One interesting case where HeuristicMixedException exceptions are often seen in WebSphere is a distributed transaction where one of the participating resources is a SIBus messaging engine and that cannot be completed because of an issue that affects the message store.

It is important to know that a messaging engine typically doesn't persist messages immediately, but only when the transaction is committed. If there is a problem with the message store, then the transaction manager will get an exception from the SIBus resource adapter during the prepare phase. This will generate log messages of type J2CA0027E (An exception occurred while invoking prepare on an XA Resource Adapter) and WTRN0046E (An attempt by the transaction manager to call prepare on a transactional resource has resulted in an error. The error code was XAER_RMFAIL).

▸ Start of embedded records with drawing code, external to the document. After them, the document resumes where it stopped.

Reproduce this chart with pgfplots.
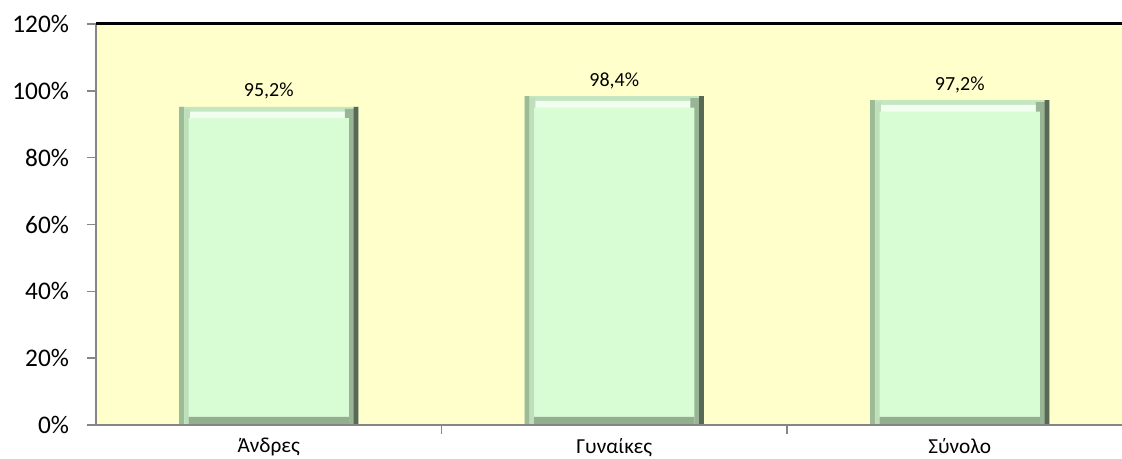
\documentclass[border=0pt]{standalone}
\usepackage{fontspec}
\setmainfont{Carlito}
\usepackage{pgfplots}
\usepackage{pgfplotstable}
\pgfplotsset{compat=1.18}
\definecolor{bg}{HTML}{FFFFCC}
\definecolor{barface}{HTML}{D8FCD4}
\definecolor{axisgray}{HTML}{868686}
\definecolor{bvtop}{HTML}{C4E6C0}
\definecolor{bvhi}{HTML}{F2FFF0}
\definecolor{bvleftA}{HTML}{9CBC98}
\definecolor{bvleftB}{HTML}{BEDFBA}
\definecolor{bvrightA}{HTML}{9AB596}
\definecolor{bvrightB}{HTML}{586A56}
\definecolor{bvbot}{HTML}{93AF8F}
\pgfplotsset{/pgf/number format/assume math mode=true}
\pgfplotstableread{
x v
0 95.2
1 98.4
2 97.2
}\data
\pgfplotstableread{
x v
0 2.4
1 2.4
2 2.4
}\bottomband
\begin{document}
\begin{tikzpicture}[x=1pt,y=1pt]
\path[use as bounding box] (-72,-25.5) rectangle (769.5,318.75);
\begin{axis}[
  at={(0,0)}, anchor=south west,
  scale only axis, width=777.4pt, height=300.75pt,
  xmin=-0.5, xmax=2.5, ymin=0, ymax=120,
  axis background/.style={fill=bg},
  axis line style={draw=none},
  ybar,
  xtick={0,1,2}, xticklabels={Άνδρες,Γυναίκες,Σύνολο},
  x tick style={draw=none},
  x tick label style={font=\fontsize{16}{19}\selectfont, yshift=0.5pt},
  ytick={0,20,...,120},
  yticklabel={\pgfmathprintnumber{\tick}\%},
  y tick label style={font=\fontsize{19}{23}\selectfont, xshift=-10pt},
  y tick style={draw=axisgray, line width=1.2pt},
  tick align=outside, major tick length=6.75pt,
  clip=false,
]
% outer bar (top bevel colour) with labels
\addplot[fill=bvtop, draw=none, bar width=134.25pt, bar shift=0pt,
  nodes near coords={\pgfmathprintnumber[fixed,fixed zerofill,precision=1,use comma]{\pgfplotspointmeta}\%},
  every node near coord/.append style={font=\fontsize{15}{18}\selectfont, black, yshift=2pt}]
  table[x=x,y=v] {\data};
% highlight band
\addplot[fill=bvhi, draw=none, bar width=121pt, bar shift=0pt]
  table[x=x,y expr=\thisrow{v}-1.4] {\data};
% right bevel (outer dark, inner lighter)
\addplot[fill=bvrightA, draw=none, bar width=7pt, bar shift=60.6pt]
  table[x=x,y expr=\thisrow{v}-0.6] {\data};
\addplot[fill=bvrightB, draw=none, bar width=3.5pt, bar shift=65.4pt]
  table[x=x,y=v] {\data};
% left bevel
\addplot[fill=bvleftB, draw=none, bar width=4pt, bar shift=-61.1pt]
  table[x=x,y expr=\thisrow{v}-0.6] {\data};
\addplot[fill=bvleftA, draw=none, bar width=3.5pt, bar shift=-65.4pt]
  table[x=x,y=v] {\data};
% face
\addplot[fill=barface, draw=none, bar width=120.25pt, bar shift=0pt]
  table[x=x,y expr=\thisrow{v}-3.4] {\data};
% bottom bevel
\addplot[fill=bvbot, draw=none, bar width=120.25pt, bar shift=0pt]
  table[x=x,y=v] {\bottomband};
\draw[axisgray, line width=1.5pt] (rel axis cs:0,0) -- (rel axis cs:1,0);
\draw[axisgray, line width=1.5pt] (rel axis cs:0,0) -- (rel axis cs:0,1);
\draw[black, line width=2.25pt] (rel axis cs:0,1) -- (rel axis cs:1,1);
\draw[axisgray, line width=1.2pt] (axis cs:0.5,0) -- ([yshift=-6.75pt]axis cs:0.5,0);
\draw[axisgray, line width=1.2pt] (axis cs:1.5,0) -- ([yshift=-6.75pt]axis cs:1.5,0);
\end{axis}
\end{tikzpicture}
\end{document}
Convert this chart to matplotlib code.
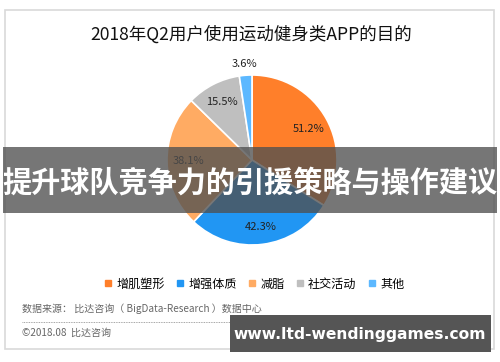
import numpy as np
import matplotlib.pyplot as plt
from matplotlib.patches import Rectangle
from matplotlib.lines import Line2D

plt.rcParams['font.family'] = ['Noto Sans CJK SC', 'DejaVu Sans']

title = '2018年Q2用户使用运动健身类APP的目的'
categories = ['增肌塑形', '增强体质', '减脂', '社交活动', '其他']
values = [51.2, 42.3, 38.1, 15.5, 3.6]
colors = ['#FF7F2A', '#2196F3', '#FFAB63', '#BFBFBF', '#5CB8FF']
label_r = [0.76, 0.79, 0.75, 0.77, 1.13]

W, H = 500, 362
fig = plt.figure(figsize=(5, 3.62), dpi=100)
fig.patch.set_facecolor('white')

def fx(x):
    return x / W

def fy(y):
    return 1 - y / H

# outer frame
fig.patches.append(Rectangle((fx(5), fy(349)), fx(489), 339 / H, transform=fig.transFigure,
                             fill=False, edgecolor='#d9d9d9', linewidth=1.2))

fig.text(fx(251), fy(35), title, ha='center', va='center', fontsize=12.6, color='#111111')

# pie
ax = fig.add_axes([fx(152), fy(260), fx(200), 200 / H])
wedges, _ = ax.pie(values, colors=colors, startangle=90, counterclock=False,
                   radius=0.85, wedgeprops=dict(edgecolor='white', linewidth=1.2))
ax.set_xlim(-1, 1)
ax.set_ylim(-1, 1)
ax.axis('off')
for w, v, r in zip(wedges, values, label_r):
    ang = np.deg2rad((w.theta1 + w.theta2) / 2)
    ax.text(0.85 * r * np.cos(ang), 0.85 * r * np.sin(ang), f'{v}%',
            ha='center', va='center', fontsize=8, color='#222222')

# legend
handles = [Line2D([], [], marker='s', linestyle='', markersize=5, color=c) for c in colors]
fig.legend(handles, categories, loc='center', bbox_to_anchor=(fx(254), fy(284)), ncol=5,
           frameon=False, fontsize=8.7, handletextpad=0.25, columnspacing=0.9,
           handlelength=0.8)

fig.text(fx(22), fy(309), '数据来源： 比达咨询（ BigData-Research ）数据中心', ha='left', va='center',
         fontsize=7.2, color='#666666')
fig.lines.append(Line2D([fx(22), fx(480)], [fy(322), fy(322)], transform=fig.transFigure,
                        color='#888888', linestyle=(0, (1, 1)), linewidth=0.6))
fig.text(fx(22), fy(333), '©2018.08  比达咨询', ha='left', va='center', fontsize=7.2, color='#666666')

# overlay banner
fig.patches.append(Rectangle((fx(3), fy(213)), fx(494), 66 / H, transform=fig.transFigure,
                             facecolor='#505050', alpha=0.78, edgecolor='none', zorder=5))
fig.text(fx(250), fy(182), '提升球队竞争力的引援策略与操作建议', ha='center', va='center',
         fontsize=21, fontweight='bold', color='white', zorder=6)

# watermark box
fig.patches.append(Rectangle((fx(230), fy(352)), fx(261), 37 / H, transform=fig.transFigure,
                             facecolor='#555555', edgecolor='none', zorder=5))
fig.text(fx(360), fy(334), 'www.ltd-wendinggames.com', ha='center', va='center',
         fontsize=11.2, fontweight='bold', color='white', family='DejaVu Sans', zorder=6)

fig.savefig('out.png', dpi=100)
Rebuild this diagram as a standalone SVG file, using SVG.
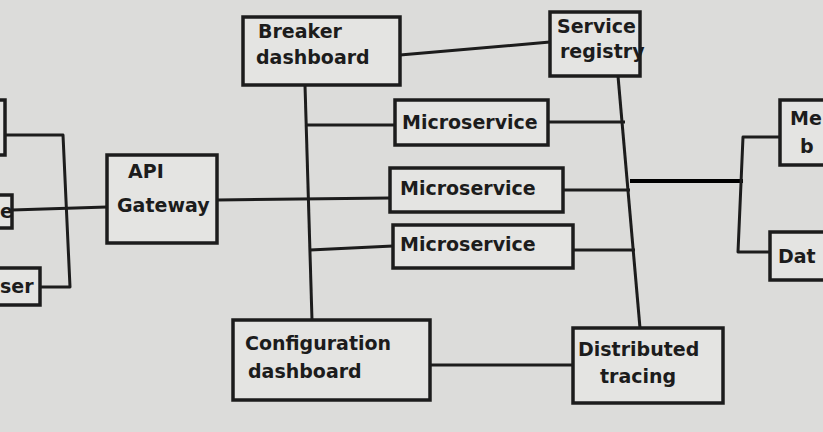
<svg xmlns="http://www.w3.org/2000/svg" width="823" height="432" viewBox="0 0 823 432">
<style>
.b{fill:#e4e4e2;stroke:#1c1c1c;stroke-width:3.5}
.c{fill:none;stroke:#1c1c1c;stroke-width:3;stroke-linejoin:round}
text{font-family:"DejaVu Sans",sans-serif;font-weight:bold;font-size:19px;fill:#1c1c1c}
</style>
<rect width="823" height="432" fill="#dcdcda"/>
<g id="connectors">
<path class="c" d="M5 135 L63 135 L70 287 L40 287"/>
<path class="c" d="M12 210 L107 207"/>
<path class="c" d="M217 200 L390 198"/>
<path class="c" d="M400 55 L550 42"/>
<path class="c" d="M305 85 L312 320"/>
<path class="c" d="M305 125 L395 125"/>
<path class="c" d="M548 122 L625 122"/>
<path class="c" d="M563 190 L630 190"/>
<path class="c" d="M310 250 L393 246"/>
<path class="c" d="M573 250 L635 250"/>
<path class="c" d="M618 76 L640 328"/>
<path d="M630 181 L743 181" stroke="#000" stroke-width="4"/>
<path class="c" d="M780 137 L743 137 L738 252 L773 252"/>
<path class="c" d="M430 365 L573 365"/>
</g>
<g id="n-left1"><rect class="b" x="-10" y="100" width="15" height="55"/></g>
<g id="n-left2"><rect class="b" x="-10" y="195" width="22" height="33"/><text x="0" y="218">e</text></g>
<g id="n-left3"><rect class="b" x="-10" y="268" width="50" height="37"/><text x="0" y="293">ser</text></g>
<g id="n-api"><rect class="b" x="107" y="155" width="110" height="88"/><text x="128" y="178">API</text><text x="117" y="212">Gateway</text></g>
<g id="n-breaker"><rect class="b" x="243" y="17" width="157" height="68"/><text x="258" y="38">Breaker</text><text x="256" y="64">dashboard</text></g>
<g id="n-registry"><rect class="b" x="550" y="12" width="90" height="64"/><text x="557" y="33">Service</text><text x="560" y="58">registry</text></g>
<g id="n-ms1"><rect class="b" x="395" y="100" width="153" height="45"/><text x="402" y="129">Microservice</text></g>
<g id="n-ms2"><rect class="b" x="390" y="168" width="173" height="44"/><text x="400" y="195">Microservice</text></g>
<g id="n-ms3"><rect class="b" x="393" y="225" width="180" height="43"/><text x="400" y="251">Microservice</text></g>
<g id="n-mb"><rect class="b" x="780" y="100" width="60" height="65"/><text x="790" y="125">Me</text><text x="800" y="153">b</text></g>
<g id="n-db"><rect class="b" x="770" y="232" width="70" height="48"/><text x="778" y="263">Dat</text></g>
<g id="n-config"><rect class="b" x="233" y="320" width="197" height="80"/><text x="245" y="350">Configuration</text><text x="248" y="378">dashboard</text></g>
<g id="n-tracing"><rect class="b" x="573" y="328" width="150" height="75"/><text x="578" y="356">Distributed</text><text x="600" y="383">tracing</text></g>
</svg>
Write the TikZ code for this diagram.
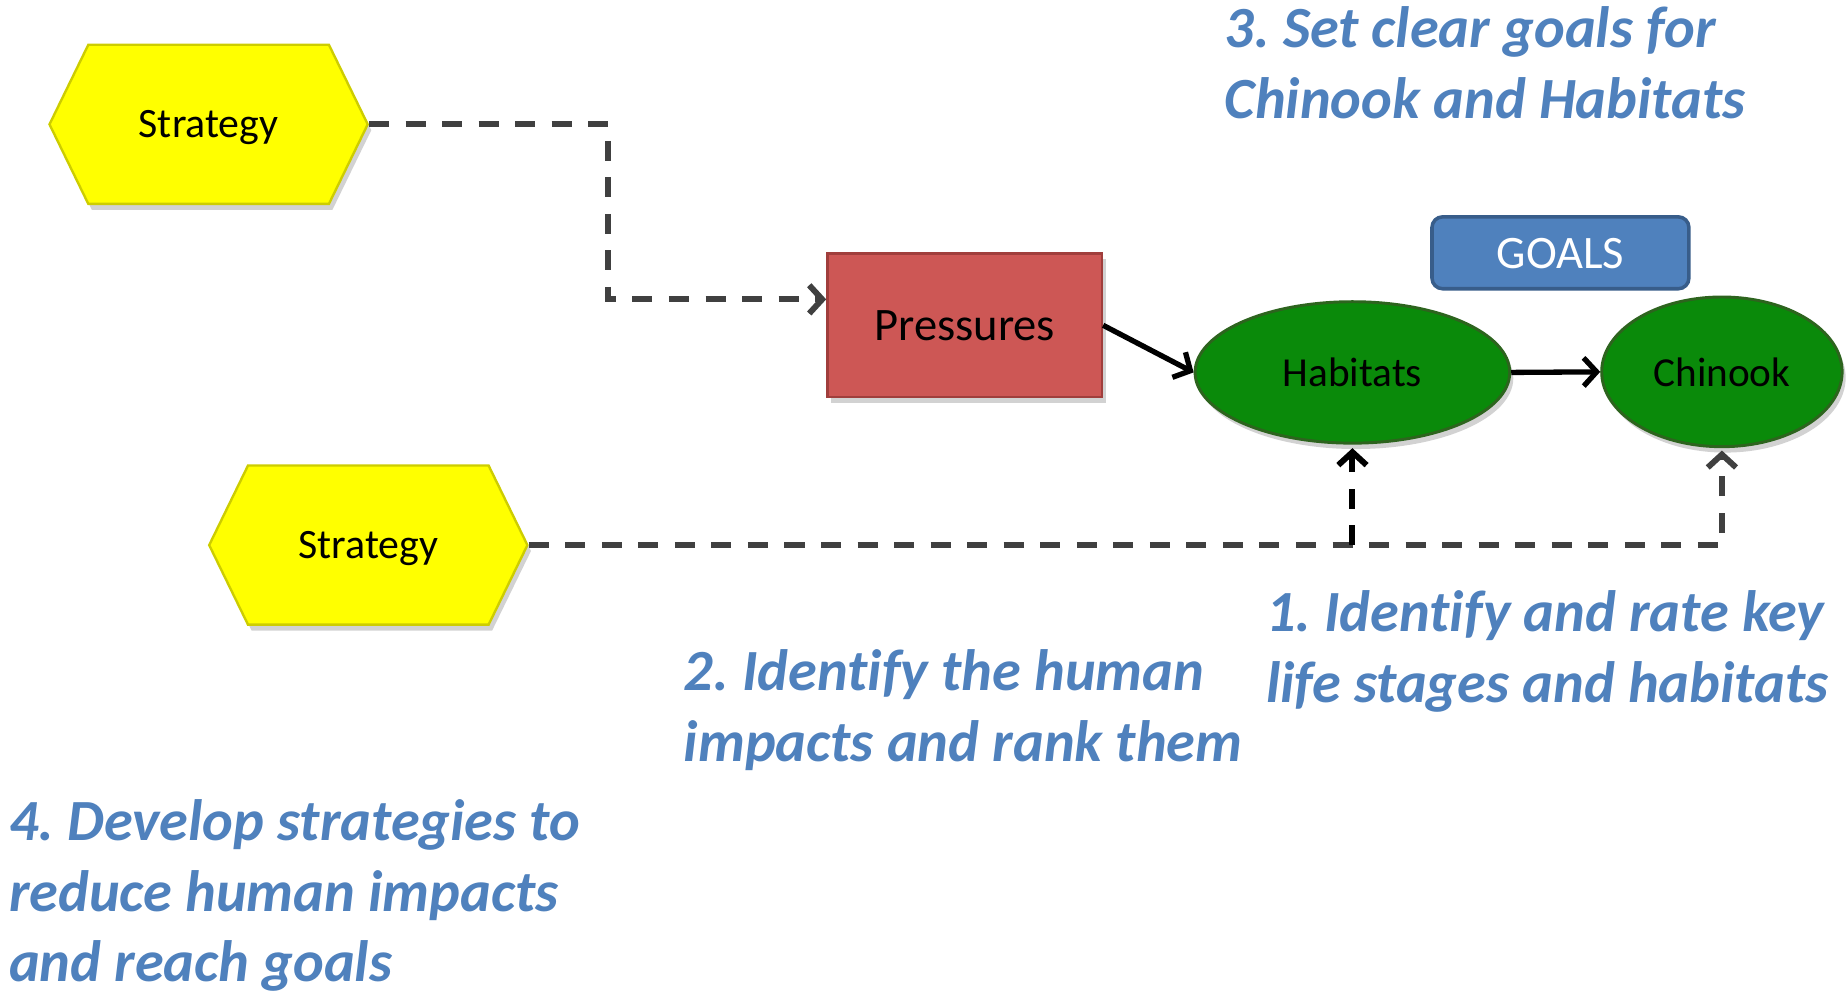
\documentclass[tikz,border=0pt]{standalone}
\usepackage{fontspec}
\setmainfont{Carlito}[Ligatures=NoCommon]
\frenchspacing
\usetikzlibrary{shapes.symbols,shapes.geometric,shadows,arrows.meta}
\definecolor{lblue}{RGB}{79,129,189}
\definecolor{gblue}{RGB}{79,129,189}
\definecolor{gedge}{RGB}{56,93,138}
\definecolor{hexyellow}{RGB}{255,255,0}
\definecolor{hexedge}{RGB}{205,205,0}
\definecolor{pred}{RGB}{205,87,85}
\definecolor{predge}{RGB}{160,62,60}
\definecolor{ogreen}{RGB}{10,138,10}
\definecolor{ogedge}{RGB}{45,100,30}
\definecolor{dgrey}{RGB}{64,64,64}
\tikzset{
  shade/.style={drop shadow={opacity=0.35, shadow xshift=3pt, shadow yshift=-5pt}},
  hexa/.style={signal, signal to=east and west, signal pointer angle=128,
    minimum width=270pt, minimum height=135pt, inner sep=0pt,
    fill=hexyellow, draw=hexedge, line width=2pt, shade,
    font=\fontsize{35.5}{42}\selectfont, text height=23pt, text depth=0pt},
  pressbox/.style={rectangle, minimum width=233pt, minimum height=122pt, inner sep=0pt,
    fill=pred, draw=predge, line width=2pt, shade,
    font=\fontsize{39.5}{46}\selectfont, text height=25pt, text depth=0pt},
  oval/.style={ellipse, inner sep=0pt, fill=ogreen, draw=ogedge, line width=2.5pt, shade,
    font=\fontsize{35}{42}\selectfont, text height=24.5pt, text depth=0pt},
  goalbox/.style={rectangle, rounded corners=9pt, minimum width=218pt, minimum height=61pt,
    inner sep=0pt, fill=gblue, draw=gedge, line width=3pt, text=white,
    font=\fontsize{39.5}{46}\selectfont, text height=26pt, text depth=0pt},
  lbl/.style={anchor=base west, align=left, inner sep=0pt, text=lblue,
    font=\fontsize{49.5}{60}\selectfont\bfseries\itshape},
  dconn/.style={draw=dgrey, line width=5pt, dash pattern=on 17pt off 14pt,
    -{Straight Barb[length=11pt,width=24pt]}},
  sconn/.style={draw=black, line width=4.5pt,
    -{Straight Barb[length=11pt,width=24pt]}},
}
\begin{document}
\begin{tikzpicture}[x=1pt,y=-1pt]
\useasboundingbox[fill=white] (0,0) rectangle (1568,843);

\node[hexa] (s1) at (177,105.5) {Strategy};
\node[hexa] (s2) at (312.5,462.5) {Strategy};
\node[pressbox] (pr) at (818.5,276) {Pressures};
\node[oval, minimum width=267pt, minimum height=120pt] (hab) at (1147.5,316) {Habitats};
\node[oval, minimum width=204pt, minimum height=127pt] (chin) at (1461,315.5) {Chinook};
\node[goalbox] (goals) at (1324,214.5) {GOALS};

\draw[dconn] (s1.east) -- ++(203,0) |- ([yshift=22pt]pr.west);
\draw[sconn] (pr.east) -- (hab.west);
\draw[sconn] (hab.east) -- (chin.west);
\draw[dconn] (s2.east) -| ([yshift=-2pt]chin.south);
\draw[dconn, draw=black] (s2.east -| hab.south) -- ([yshift=-3pt]hab.south);

\node[lbl] (l3) at (1039,100.7) {3. Set clear goals for\\Chinook and Habitats};
\node[lbl] (l1) at (1074,596) {1. Identify and rate key\\life stages and habitats};
\node[lbl] (l2) at (580,646) {2. Identify the human\\impacts and rank them};
\node[lbl] (l4) at (7.5,833) {4. Develop strategies to\\reduce human impacts\\and reach goals};
\end{tikzpicture}
\end{document}
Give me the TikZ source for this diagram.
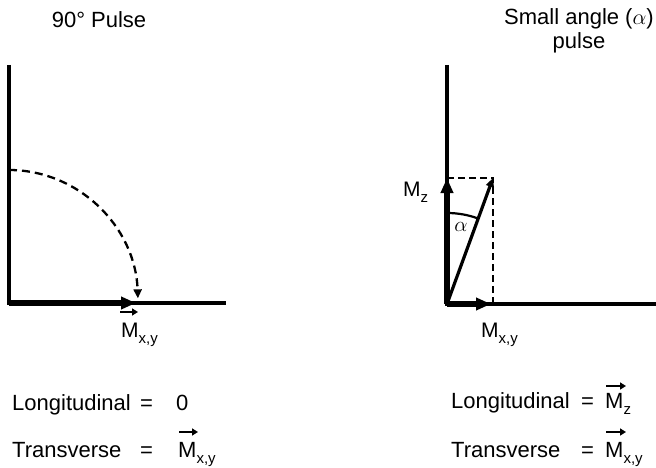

When the transaction manager gets the exception from the resource adapter, it will decide to rollback the transaction. However, it doesn't know whether the resource that produced the exception has actually completed the prepare phase or not. From the point of view of the transaction manager, it could be that the prepare phase completed successfully and that the exception was caused by a communication failure just afterwards. Therefore the transaction manager needs to query the resource manager to check the status of the transaction branch and to instruct it to roll back the prepared transaction if necessary. WebSphere will attempt that periodically until the resource manager is available again. Each unsuccessful attempt will result in a WTRN0049W (An attempt by the transaction manager to call rollback on a transactional resource has resulted in an XAER_RMFAIL error) message being logged. While WebSphere is attempting to complete the rollback, the transaction will also appear in the list of retry transactions in the admin console:

If the error is not transient, then completing the transaction may take a significant amount of time. For obvious reasons, WebSphere cannot simply block the application until the status of the transaction is resolved; at some point it has to return control to the application. The problem is that it cannot report the transaction as rolled back (by throwing a HeuristicRollbackException or a RollbackException) because from the point of view of the transaction manager, part of the transaction may have been prepared. Reporting the transaction as rolled back would be incorrect because it may cause the application to attempt to reexecute the transaction, although reexecuting a transaction that has been partially prepared is likely to fail.

WebSphere internally puts this kind of transaction into status 11, which is the numeric value for HEURISTIC_HAZARD (see this documentation):

The HEURISTIC_HAZARD status means that "The transaction branch may have been heuristically completed". Unfortunately, JTA defines no exception corresponding to HEURISTIC_HAZARD that could be thrown by the commit method in UserTransaction. Therefore WebSphere uses the closest match, which in this case is HeuristicMixedException.